:: EXERCISE ::
Determine the count of lines holding "this" and give that count alone.

─── EXERCISE INPUTS

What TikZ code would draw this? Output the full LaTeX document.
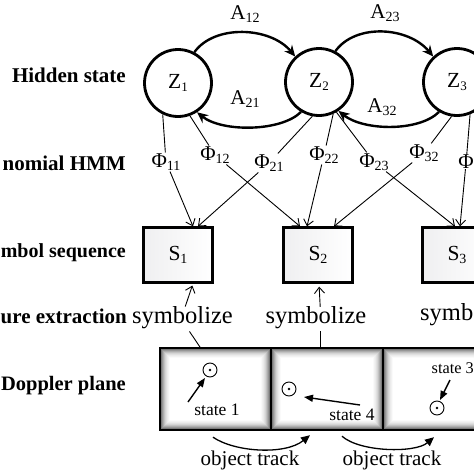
\documentclass[tikz,border=0pt]{standalone}
\usepackage{fontspec}
\setmainfont{Liberation Serif}
\usetikzlibrary{arrows.meta,calc}
\newcommand\lsub[1]{\raisebox{-0.3ex}{\fontsize{14}{14}\selectfont #1}}
\newcommand\zsub[1]{\raisebox{-0.3ex}{\fontsize{13}{13}\selectfont #1}}
\begin{document}
\begin{tikzpicture}[x=1pt,y=-1pt,
  hid/.style={circle, draw, line width=2.8pt, minimum size=67pt, inner sep=0pt, font=\fontsize{21.5}{23}\selectfont},
  symbox/.style={rectangle, draw, line width=2.3pt, minimum width=69pt, minimum height=55pt, left color=blue!5!gray!12, right color=white, font=\fontsize{21.5}{23}\selectfont},
  rowlab/.style={anchor=base east, inner sep=0pt, font=\bfseries\fontsize{21}{24}\selectfont},
  lab/.style={font=\fontsize{21}{23}\selectfont, inner sep=1pt},
  symtxt/.style={anchor=base, inner sep=3pt, font=\fontsize{24.5}{26}\selectfont},
  ottxt/.style={anchor=base, inner sep=1pt, font=\fontsize{21}{23}\selectfont},
  sttxt/.style={inner sep=1pt, font=\fontsize{17.5}{19}\selectfont},
  aarc/.style={line width=2.4pt, -{Stealth[length=11pt,width=10pt]}},
  philine/.style={line width=0.9pt},
  phiarr/.style={line width=0.9pt, -{Straight Barb[length=6pt,width=10pt]}},
  starr/.style={line width=1.4pt, -{Triangle[length=9pt,width=7pt]}},
  otarr/.style={line width=1.3pt, -{Triangle[length=9pt,width=8pt]}},
  framebox/.style={rectangle, minimum height=82pt, inner sep=0pt, fill=white},
  dotc/.style={circle, draw, line width=0.9pt, minimum size=14pt, inner sep=0pt}
]
\useasboundingbox (0,0) rectangle (474,474);
\clip (0,0) rectangle (474,474);
\fill[white] (0,0) rectangle (474,474);

% row labels (as far as the picture shows them)
\node[rowlab] (r1) at (126,82) {Hidden state};
\node[rowlab] (r2) at (126,170) {nomial HMM};
\node[rowlab, font=\bfseries\fontsize{20}{24}\selectfont] (r3) at (126,257) {mbol sequence};
\node[rowlab] (r4) at (127,323) {ure extraction};
\node[rowlab, font=\bfseries\fontsize{20.5}{24}\selectfont] (r5) at (126,390) {Doppler plane};

% hidden states
\node[hid] (z1) at (178,83) {Z\zsub{1}};
\node[hid] (z2) at (319,82) {Z\zsub{2}};
\node[hid] (z3) at (457,82) {Z\zsub{3}};

% transitions
\node[lab] (a12) at (245,14) {A\lsub{12}};
\node[lab] (a23) at (385,13) {A\lsub{23}};
\node[lab] (a21) at (245,99) {A\lsub{21}};
\node[lab] (a32) at (382,107) {A\lsub{32}};
\draw[aarc] (z1.62) .. controls +(20,-28) and +(-25,-30) .. (z2.133);
\draw[aarc] (z2.62) .. controls +(20,-28) and +(-25,-30) .. (z3.133);
\draw[aarc] (z2.-121) .. controls +(-20,20) and +(25,20) .. (z1.-57);
\draw[aarc] (z3.-121) .. controls +(-20,20) and +(25,20) .. (z2.-56);

% symbols
\node[symbox] (s1) at (178,255) {S\lsub{1}};
\node[symbox] (s2) at (318,255) {S\lsub{2}};
\node[symbox] (s3) at (457,255) {S\lsub{3}};

% emission labels
\node[lab] (p11) at (166,162) {Φ\lsub{11}};
\node[lab] (p12) at (215,155) {Φ\lsub{12}};
\node[lab] (p21) at (269,163) {Φ\lsub{21}};
\node[lab] (p22) at (324,155) {Φ\lsub{22}};
\node[lab] (p23) at (374,162) {Φ\lsub{23}};
\node[lab] (p32) at (424,153) {Φ\lsub{32}};
\node[lab, anchor=east, inner sep=0pt] (p33) at (474,162) {Φ};

\draw[philine] (z1.-116) -- (p11);
\draw[phiarr] (p11) -- ($(s1.north)+(15,0)$);
\draw[philine] (z1.-70) -- (p12);
\draw[phiarr] (p12) -- ($(s2.north)+(-18,0)$);
\draw[philine] (z2.-101) -- (p21);
\draw[phiarr] (p21) -- ($(s1.north)+(20,0)$);
\draw[philine] (z2.-66) -- (p22);
\draw[phiarr] (p22) -- ($(s2.north)+(-11,0)$);
\draw[philine] (z2.-60) -- (p23);
\draw[phiarr] (p23) -- ($(s3.north)+(-2,0)$);
\draw[philine] (z3.-99) -- (p32);
\draw[phiarr] (p32) -- ($(s2.north)+(16,0)$);
\draw[philine] (z3.-68) -- (p33);
\draw[phiarr] (p33) -- ($(s3.north)+(3,0)$);

% symbolize
\node[symtxt] (y1) at (182.5,323) {symbolize};
\node[symtxt] (y2) at (316,323) {symbolize};
\node[symtxt, anchor=base west, inner sep=0pt] (y3) at (420,320) {symb};

% doppler frames
\node[framebox, minimum width=111pt] (f1) at (215.5,389) {};
\node[framebox, minimum width=112pt] (f2) at (327,389) {};
\node[framebox, minimum width=112pt] (f3) at (439,389) {};
\foreach \f in {f1,f2,f3}{
  \foreach \i/\c in {1/65,2/52,3/41,4/32,5/24,6/17,7/12,8/8,9/5,10/2}{
    \draw[black!\c, line width=1.2pt] ($(\f.north west)+(\i,\i)$) rectangle ($(\f.south east)+(-\i,-\i)$);
  }
  \draw[line width=1.8pt] (\f.north west) rectangle (\f.south east);
}

\draw[phiarr, shorten <=-4pt, shorten >=2pt] ($(y1.north)+(4,0)$) -- ($(s1.south)+(15,0)$);
\draw[phiarr, shorten <=-4pt, shorten >=3pt] ($(y2.north)+(4,0)$) -- ($(s2.south)+(1,0)$);
\draw[philine] ($(y1.south)+(7,0)$) -- ($(f1.north)+(-15,0)$);
\draw[philine] ($(y2.south)+(4,0)$) -- ($(f2.north)+(-7,0)$);

% targets in frames
\node[dotc] (d1) at (210,370) {};
\node[dotc] (d2) at (289,389) {};
\node[dotc] (d3) at (437,408) {};
\foreach \d in {d1,d2,d3}{\fill (\d.center) circle (1.4);}

\node[sttxt] (t1) at (217,410) {state 1};
\node[sttxt] (t4) at (352,415) {state 4};
\node[sttxt, anchor=east, inner sep=0pt, font=\fontsize{16.3}{18}\selectfont] (t3) at (474,368) {state 3};
\coordinate (c1) at (188,402);
\coordinate (c4) at (360,405);
\coordinate (c3) at (450,380);
\draw[starr] (c1) -- ($(d1)+(-5,8)$);
\draw[starr] (c4) -- ($(d2)+(15,8)$);
\draw[starr] (c3) -- ($(d3)+(3,-8)$);

% object track
\node[ottxt] (o1) at (250,465) {object track};
\node[ottxt] (o2) at (392,465) {object track};
\draw[otarr] ($(f1.south)+(-2.5,7)$) .. controls +(22,15) and +(-25,20) .. ($(f2.south)+(-17,5)$);
\draw[otarr] ($(f2.south)+(15,6)$) .. controls +(18,16) and +(-19,16) .. ($(f3.south)+(-5,7)$);
\end{tikzpicture}
\end{document}
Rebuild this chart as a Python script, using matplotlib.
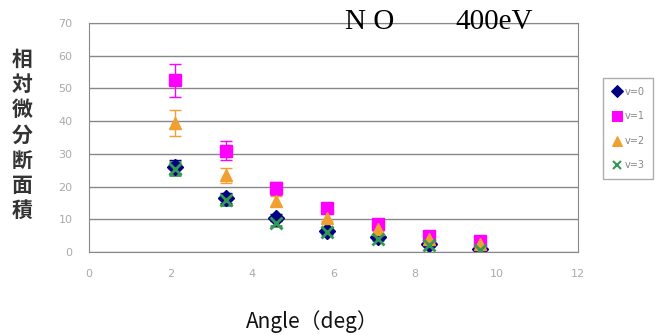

──────

:: EXERCISE RESULT ::
2